Tortious Interference and Conspiracy Claims
Regarding WMC's allegations of tortious interference and conspiracy, the court found that these claims were inadequately supported by evidence. The court noted that Asplund and his service corporation were essentially the same entity, which meant they could not satisfy the requirement for conspiratorial action against WMC. To establish a conspiracy under Wisconsin law, there must be two or more persons involved, which was not the case here as Asplund's service corporation did not represent an independent party. The court highlighted that mere allegations of a referral pattern did not provide credible evidence of malicious intent or conspiracy.
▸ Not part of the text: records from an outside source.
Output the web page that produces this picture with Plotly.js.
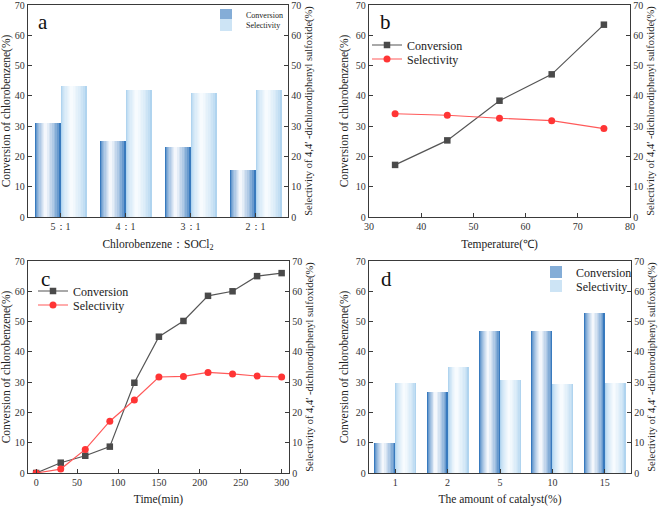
<!DOCTYPE html>
<html><head><meta charset="utf-8">
<script src="https://cdn.plot.ly/plotly-3.0.1.min.js"></script>
<style>html,body{margin:0;padding:0;background:#fff}#chart{width:661px;height:506px}</style>
</head><body><div id="chart"></div>
<script>
// ---- Panel a : molar ratio ----
const ratioCats = ['5：1', '4：1', '3：1', '2：1'];
const ratioConversion = [31.0, 25.1, 23.0, 15.6];
const ratioSelectivity = [43.2, 41.8, 40.8, 41.8];
// ---- Panel b : temperature ----
const temperature = [35, 45, 55, 65, 75];
const tempConversion = [17.2, 25.3, 38.4, 47.1, 63.5];
const tempSelectivity = [34.1, 33.6, 32.6, 31.8, 29.2];
// ---- Panel c : time ----
const timeMin = [0, 30, 60, 90, 120, 150, 180, 210, 240, 270, 300];
const timeConversion = [0, 3.4, 5.7, 8.7, 29.8, 45.0, 50.2, 58.5, 60.0, 65.0, 66.0];
const timeSelectivity = [0, 1.3, 7.8, 17.1, 24.1, 31.7, 31.9, 33.2, 32.7, 32.0, 31.7];
// ---- Panel d : catalyst amount ----
const catalystCats = ['1', '2', '5', '10', '15'];
const catConversion = [10.0, 26.9, 47.0, 46.9, 52.8];
const catSelectivity = [29.8, 34.9, 30.8, 29.4, 29.8];

const SERIF = '"Liberation Serif", "Times New Roman", serif';
const convEdge = [56, 122, 190], convCenter = [244, 247, 252];
const selEdge = [176, 212, 239], selCenter = [247, 251, 254];

function mix(a, b, f) {
  return 'rgb(' + a.map((v, i) => Math.round(v + (b[i] - v) * f)).join(',') + ')';
}
// cylinder-like gradient bars built as nested overlay bars
function gradientBars(x, y, xa, ya, baseOffset, width, edge, center, name, legendId) {
  const N = 9, h = 0.42, out = [];
  for (let k = 0; k < N; k++) {
    const f = Math.pow(k / (N - 1), 0.65);
    out.push({
      type: 'bar', x: x, y: y, xaxis: xa, yaxis: ya,
      offset: baseOffset + width * h * k / N,
      width: width * (1 - k / N),
      marker: {color: mix(edge, center, f), line: {width: 0}},
      name: name, legend: legendId,
      showlegend: k === 2, hoverinfo: 'skip'
    });
  }
  return out;
}

const traces = [];
// a
traces.push(...gradientBars(ratioCats, ratioConversion, 'x', 'y', -0.4, 0.4, convEdge, convCenter, 'Conversion', 'legend'));
traces.push(...gradientBars(ratioCats, ratioSelectivity, 'x', 'y2', 0, 0.4, selEdge, selCenter, 'Selectivity', 'legend2'));
// b
traces.push({type: 'scatter', mode: 'lines+markers', x: temperature, y: tempConversion, xaxis: 'x2', yaxis: 'y3',
  name: 'Conversion', legend: 'legend3', line: {color: '#555555', width: 1.2}, marker: {symbol: 'square', size: 6.5, color: '#4a4a4a'}});
traces.push({type: 'scatter', mode: 'lines+markers', x: temperature, y: tempSelectivity, xaxis: 'x2', yaxis: 'y4',
  name: 'Selectivity', legend: 'legend4', line: {color: '#ff5a5a', width: 1.2}, marker: {symbol: 'circle', size: 7, color: '#ff3535'}});
// c
traces.push({type: 'scatter', mode: 'lines+markers', x: timeMin, y: timeConversion, xaxis: 'x3', yaxis: 'y5',
  name: 'Conversion', legend: 'legend5', line: {color: '#555555', width: 1.2}, marker: {symbol: 'square', size: 6.5, color: '#4a4a4a'}});
traces.push({type: 'scatter', mode: 'lines+markers', x: timeMin, y: timeSelectivity, xaxis: 'x3', yaxis: 'y6',
  name: 'Selectivity', legend: 'legend6', line: {color: '#ff5a5a', width: 1.2}, marker: {symbol: 'circle', size: 7, color: '#ff3535'}});
// d
traces.push(...gradientBars(catalystCats, catConversion, 'x4', 'y7', -0.4, 0.4, convEdge, convCenter, 'Conversion', 'legend7'));
traces.push(...gradientBars(catalystCats, catSelectivity, 'x4', 'y8', 0, 0.4, selEdge, selCenter, 'Selectivity', 'legend8'));

const W = 661, H = 506;
const px = v => v / W, py = v => 1 - v / H;
const tickFont = {family: SERIF, size: 10, color: '#333'};
const titleFont = {family: SERIF, size: 11.5, color: '#222'};
const rTitleFont = {family: SERIF, size: 10.5, color: '#222'};
const axLine = {showline: true, linecolor: '#3a3a3a', linewidth: 1.3, ticks: 'inside', ticklen: 4, tickcolor: '#3a3a3a',
  showgrid: false, zeroline: false, tickfont: tickFont, ticklabeloverflow: 'allow'};

function xAx(dom, anchor, extra, title) {
  return Object.assign({}, axLine, {domain: dom, anchor: anchor, mirror: true, title: {text: title, font: titleFont, standoff: 8}}, extra);
}
function yL(dom, anchor) {
  return Object.assign({}, axLine, {domain: dom, anchor: anchor, range: [0, 70], dtick: 10,
    title: {text: 'Conversion of chlorobenzene(%)', font: titleFont, standoff: 4}});
}
function yR(over, anchor) {
  return Object.assign({}, axLine, {overlaying: over, anchor: anchor, side: 'right', range: [0, 70], dtick: 10,
    title: {text: 'Selectivity of 4,4′ -dichlorodiphenyl sulfoxide(%)', font: rTitleFont, standoff: 4}});
}
const topDom = [py(217), py(5)], botDom = [py(473), py(261)];
function leg(x, y, size) {
  return {x: px(x), y: py(y), xanchor: 'left', yanchor: 'middle', bgcolor: 'rgba(0,0,0,0)', borderwidth: 0,
    font: {family: SERIF, size: size, color: '#222'}, itemwidth: 30, tracegroupgap: 0};
}
function label(t, x, y) {
  return {text: t, x: px(x), y: py(y), xref: 'paper', yref: 'paper', xanchor: 'center', yanchor: 'middle',
    showarrow: false, font: {family: SERIF, size: 21, color: '#111'}};
}

const layout = {
  width: W, height: H, margin: {l: 0, r: 0, t: 0, b: 0},
  paper_bgcolor: '#fff', plot_bgcolor: '#fff', barmode: 'overlay', bargap: 0,
  font: {family: SERIF},
  xaxis: xAx([px(28), px(288)], 'y', {type: 'category', range: [-0.5, 3.5]}, 'Chlorobenzene：SOCl<sub>2</sub>'),
  yaxis: yL(topDom, 'x'),
  yaxis2: yR('y', 'x'),
  xaxis2: xAx([px(369), px(630)], 'y3', {range: [30, 80], dtick: 10}, 'Temperature(℃)'),
  yaxis3: yL(topDom, 'x2'),
  yaxis4: yR('y3', 'x2'),
  xaxis3: xAx([px(28), px(289)], 'y5', {range: [-10, 309], tick0: 0, dtick: 50}, 'Time(min)'),
  yaxis5: yL(botDom, 'x3'),
  yaxis6: yR('y5', 'x3'),
  xaxis4: xAx([px(369), px(631)], 'y7', {type: 'category', range: [-0.5, 4.5]}, 'The amount of catalyst(%)'),
  yaxis7: yL(botDom, 'x4'),
  yaxis8: yR('y7', 'x4'),
  legend: leg(206, 15, 8),
  legend2: leg(206, 25, 8),
  legend3: leg(367, 45, 12),
  legend4: leg(367, 59, 12),
  legend5: leg(33, 291, 12),
  legend6: leg(33, 305, 12),
  legend7: leg(536, 272, 12),
  legend8: leg(536, 286, 12),
  annotations: [label('a', 43, 22), label('b', 385, 22), label('c', 45, 279), label('d', 386, 279)]
};

Plotly.newPlot('chart', traces, layout, {displayModeBar: false, staticPlot: true});
</script>
</body></html>
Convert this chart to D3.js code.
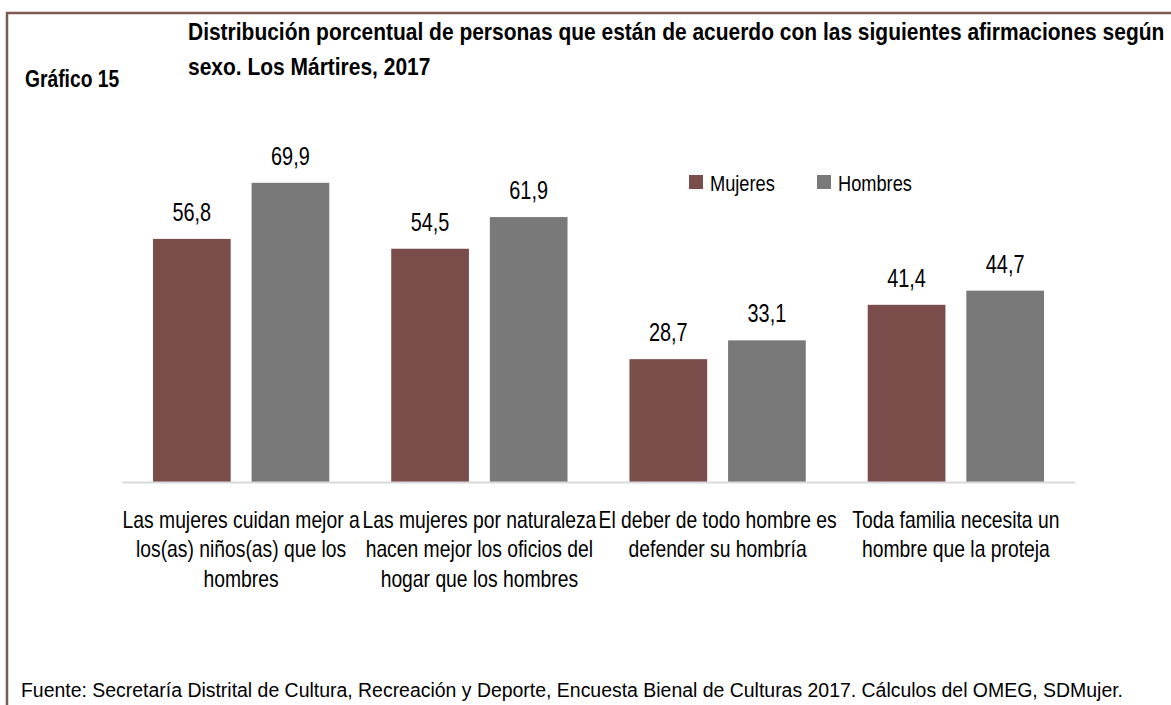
<!DOCTYPE html>
<html>
<head>
<meta charset="utf-8">
<script src="https://cdn.jsdelivr.net/npm/d3@7"></script>
<style>
  body { margin: 0; background: #fff; }
  svg text { font-family: "Liberation Sans", Arial, sans-serif; fill: #000; }
</style>
</head>
<body>
<svg class="chart" width="1171" height="705"></svg>
<script>
// data
const categories = [
    ["Las mujeres cuidan mejor a", "los(as) niños(as) que los", "hombres"],
    ["Las mujeres por naturaleza", "hacen mejor los oficios del", "hogar que los hombres"],
    ["El deber de todo hombre es", "defender su hombría"],
    ["Toda familia necesita un", "hombre que la proteja"]
];
const seriesNames = ["Mujeres", "Hombres"];
const mujeres = [56.8, 54.5, 28.7, 41.4];
const hombres = [69.9, 61.9, 33.1, 44.7];
const colors = ["#7b4d4a", "#797979"];

let svg = d3.select("svg.chart");

// squeeze text horizontally around its anchor x (source font is a condensed one)
function condense(sel, k, x) {
    sel.attr("transform", "translate(" + x + ",0) scale(" + k + ",1) translate(" + (-x) + ",0)");
}

// frame
svg.append("path")
    .attr("d", "M7,706 L7,13 L1180,13")
    .attr("fill", "none")
    .attr("stroke", "#7b5a52")
    .attr("stroke-width", 2.5);

let g15 = svg.append("text")
    .attr("x", 25).attr("y", 87)
    .style("font-size", "23.5px").style("font-weight", "bold")
    .text("Gráfico 15");
condense(g15, 0.82, 25);

let title = svg.append("text")
    .style("font-size", "23px").style("font-weight", "bold");
title.append("tspan").attr("x", 188).attr("y", 40)
    .text("Distribución porcentual de personas que están de acuerdo con las siguientes afirmaciones según");
title.append("tspan").attr("x", 188).attr("y", 75)
    .text("sexo. Los Mártires, 2017");
condense(title, 0.912, 188);

let plot = {left: 122, right: 1075, base: 482};

let data = categories.map(function(c, i) {
    return {key: i, values: [mujeres[i], hombres[i]]};
});

//define scales
let x0 = d3.scaleBand()
    .domain(d3.range(categories.length))
    .range([plot.left, plot.right])
    .paddingInner(0.26)
    .paddingOuter(0.13);
let x1 = d3.scaleBand()
    .domain(d3.range(seriesNames.length))
    .range([0, x0.bandwidth()])
    .paddingInner(0.212);
let y = d3.scaleLinear().domain([0, 80]).range([plot.base, plot.base - 80 * 4.28]);

let groups = svg.selectAll(".group")
    .data(data)
    .enter()
    .append("g")
    .attr("class", "group")
    .attr("transform", function(d) { return "translate(" + x0(d.key) + ",0)"; });

groups.selectAll("rect")
    .data(function(d) { return d.values; })
    .enter()
    .append("rect")
    .attr("x", function(d, i) { return x1(i); })
    .attr("y", function(d) { return y(d); })
    .attr("width", x1.bandwidth())
    .attr("height", function(d) { return y(0) - y(d); })
    .style("fill", function(d, i) { return colors[i]; });

groups.selectAll(".val")
    .data(function(d) { return d.values; })
    .enter()
    .append("text")
    .attr("class", "val")
    .attr("x", function(d, i) { return x1(i) + x1.bandwidth() / 2; })
    .attr("y", function(d) { return y(d) - 18; })
    .attr("text-anchor", "middle")
    .style("font-size", "25.5px")
    .text(function(d) { return d.toFixed(1).replace(".", ","); })
    .each(function(d, i) { condense(d3.select(this), 0.78, x1(i) + x1.bandwidth() / 2); });

// x axis
let xAxis = svg.append("g")
    .attr("transform", "translate(0," + plot.base + ")")
    .call(d3.axisBottom(x0).tickSize(0).tickFormat(""));
xAxis.select(".domain").attr("stroke", "#d9d9d9").attr("stroke-width", 2);

let labels = svg.selectAll(".cat")
    .data(categories)
    .enter()
    .append("text")
    .attr("class", "cat")
    .attr("text-anchor", "middle")
    .style("font-size", "23px");
labels.each(function(lines, i) {
    let t = d3.select(this);
    let cx = x0(i) + x0.bandwidth() / 2;
    lines.forEach(function(line, j) {
        t.append("tspan")
            .attr("x", cx)
            .attr("y", 528 + j * 29.5)
            .text(line);
    });
    condense(t, 0.84, cx);
});

// legend
let legend = svg.selectAll(".legend")
    .data(seriesNames)
    .enter()
    .append("g")
    .attr("class", "legend")
    .attr("transform", function(d, i) { return "translate(" + (689 + i * 128) + ",175)"; });
legend.append("rect")
    .attr("width", 14).attr("height", 14)
    .style("fill", function(d, i) { return colors[i]; });
legend.append("text")
    .attr("x", 21).attr("y", 16)
    .style("font-size", "22.5px")
    .text(function(d) { return d; })
    .each(function() { condense(d3.select(this), 0.81, 21); });

svg.append("text")
    .attr("x", 21).attr("y", 697)
    .attr("textLength", 1102)
    .attr("lengthAdjust", "spacingAndGlyphs")
    .style("font-size", "19.5px")
    .text("Fuente: Secretaría Distrital de Cultura, Recreación y Deporte, Encuesta Bienal de Culturas 2017. Cálculos del OMEG, SDMujer.");
</script>
</body>
</html>
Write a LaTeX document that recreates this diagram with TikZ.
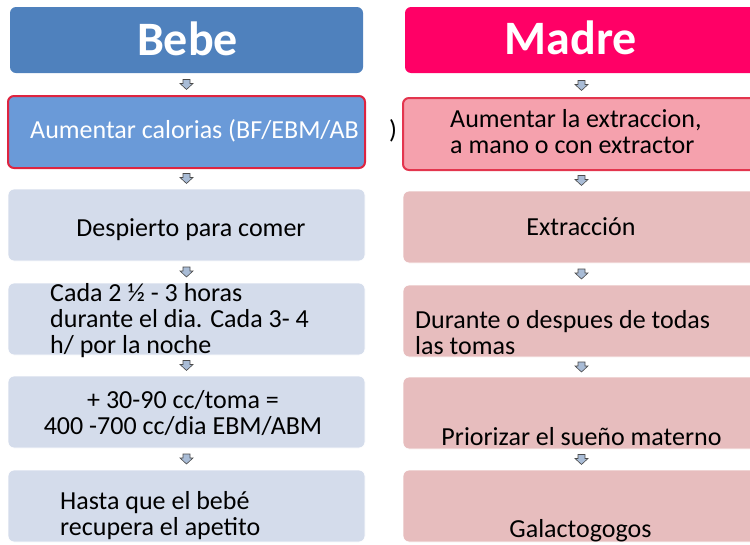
\documentclass[tikz,border=0pt]{standalone}
\usepackage{fontspec}
\setmainfont{Carlito}
\usetikzlibrary{calc}
\definecolor{bebeblue}{HTML}{4F81BD}
\definecolor{madrepink}{HTML}{FF0066}
\definecolor{hiblue}{HTML}{6A9AD8}
\definecolor{hired}{HTML}{DE2440}
\definecolor{hipink}{HTML}{F5A1AD}
\definecolor{hipinkborder}{HTML}{E3354E}
\definecolor{lblue}{HTML}{D4DCEB}
\definecolor{lpink}{HTML}{E7BDBE}
\definecolor{arrowfill}{HTML}{A9BCD6}
\definecolor{arrowline}{HTML}{4A4A4A}
\newcommand{\leftlines}[1]{\vtop{\halign{##\hfil\cr#1\crcr}}}
\newcommand{\centerlines}[1]{\vtop{\halign{\hfil##\hfil\cr#1\crcr}}}
\tikzset{
  boxbase/.style={rectangle, rounded corners=6pt, anchor=north west, outer sep=0pt, inner sep=0pt, minimum width=357pt, minimum height=72pt},
  header/.style={boxbase, draw=none, minimum width=353pt, minimum height=66pt},
  lbox/.style={boxbase, fill=lblue, draw=white, line width=0.8pt},
  rbox/.style={boxbase, fill=lpink, draw=white, line width=0.8pt},
  lhi/.style={boxbase, fill=hiblue, draw=hired, line width=2pt},
  rhi/.style={boxbase, fill=hipink, draw=hipinkborder, line width=2pt},
  headtext/.style={font=\fontsize{48}{52}\selectfont\bfseries, text=white, inner sep=0pt, anchor=base},
  bodytext/.style={font=\fontsize{26}{26}\selectfont, text=black, inner sep=0pt},
  blockarrow/.pic={\draw[fill=arrowfill, draw=arrowline, line width=0.6pt, line join=miter]
     (-3.5,-5) -- (3.5,-5) -- (3.5,-1) -- (6.5,-1) -- (0,5) -- (-6.5,-1) -- (-3.5,-1) -- cycle;}
}
\begin{document}
\begin{tikzpicture}[x=1pt,y=-1pt]
\clip (0,0) rectangle (750,544);
% left column
\node[header, fill=bebeblue] (lh) at (10,7) {};
\node[lhi] (l1) at (8,96) {};
\node[lbox] (l2) at (8,189) {};
\node[lbox] (l3) at (8,283) {};
\node[lbox] (l4) at (8,376) {};
\node[lbox] (l5) at (8,470) {};
% right column
\node[header, fill=madrepink] (rh) at (405,7) {};
\node[rhi] (r1) at (403,98) {};
\node[rbox] (r2) at (403,191) {};
\node[rbox] (r3) at (403,285) {};
\node[rbox] (r4) at (403,377) {};
\node[rbox] (r5) at (403,470) {};
% connectors
\foreach \a/\b in {lh/l1,l1/l2,l2/l3,l3/l4,l4/l5,rh/r1,r1/r2,r2/r3,r3/r4,r4/r5}
  \pic at ($(\a.south)!0.5!(\b.north)$) {blockarrow};
% texts
\node[headtext] (tlh) at (187.5,55) {Bebe};
\node[headtext] (trh) at (571,54) {Madre};
\begin{scope}
\clip (8,96) rectangle (365,168);
\node[bodytext, text=white, anchor=base west] (tl1) at (30,138) {Aumentar calorias (BF/EBM/AB};
\end{scope}
\node[bodytext, anchor=base] (tl1b) at (393,138) {)};
\node[bodytext, anchor=base] (tl2) at (191,236.5) {Despierto para comer};
\node[bodytext, anchor=base west] (tl3) at (50,301.5) {\leftlines{Cada 2 ½ - 3 horas\cr durante el dia. Cada 3- 4\cr h/ por la noche}};
\node[bodytext, anchor=base] (tl4) at (183,408) {\centerlines{+ 30-90 cc/toma =\cr 400 -700 cc/dia EBM/ABM}};
\node[bodytext, anchor=base west] (tl5) at (60,509) {\leftlines{Hasta que el bebé\cr recupera el apetito}};
\node[bodytext, anchor=base west] (tr1) at (450,127) {\leftlines{Aumentar la extraccion,\cr a mano o con extractor}};
\node[bodytext, anchor=base] (tr2) at (581,235) {Extracción};
\node[bodytext, anchor=base west] (tr3) at (415,328) {\leftlines{Durante o despues de todas\cr las tomas}};
\node[bodytext, anchor=base] (tr4) at (581.5,445) {Priorizar el sueño materno};
\node[bodytext, anchor=base] (tr5) at (580.5,537) {Galactogogos};
\end{tikzpicture}
\end{document}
Therefore, the court affirmed the trial court's ruling that WMC's claims of conspiracy and tortious interference were baseless and warranted summary judgment in favor of Asplund.
Costs and Disbursements
Lastly, the court addressed WMC's objections to the costs awarded to Asplund, concluding that the trial court acted within its discretion in granting these costs. The court clarified that costs incurred by Asplund before the dismissal of his declaratory judgment action were legitimate since they related to WMC's claims against him. The court also affirmed the taxation of photocopying and facsimile expenses, as they fell under the statutory provision for necessary disbursements. Additionally, the court upheld the award for expert fees, noting that the trial court had the authority to require payment for expert witness preparation in response to discovery motions. WMC's challenge regarding the excessiveness of the expert fees was not supported by sufficient evidence to overturn the trial court's findings. Consequently, the court affirmed the trial court's decisions regarding costs and disbursements awarded to Asplund.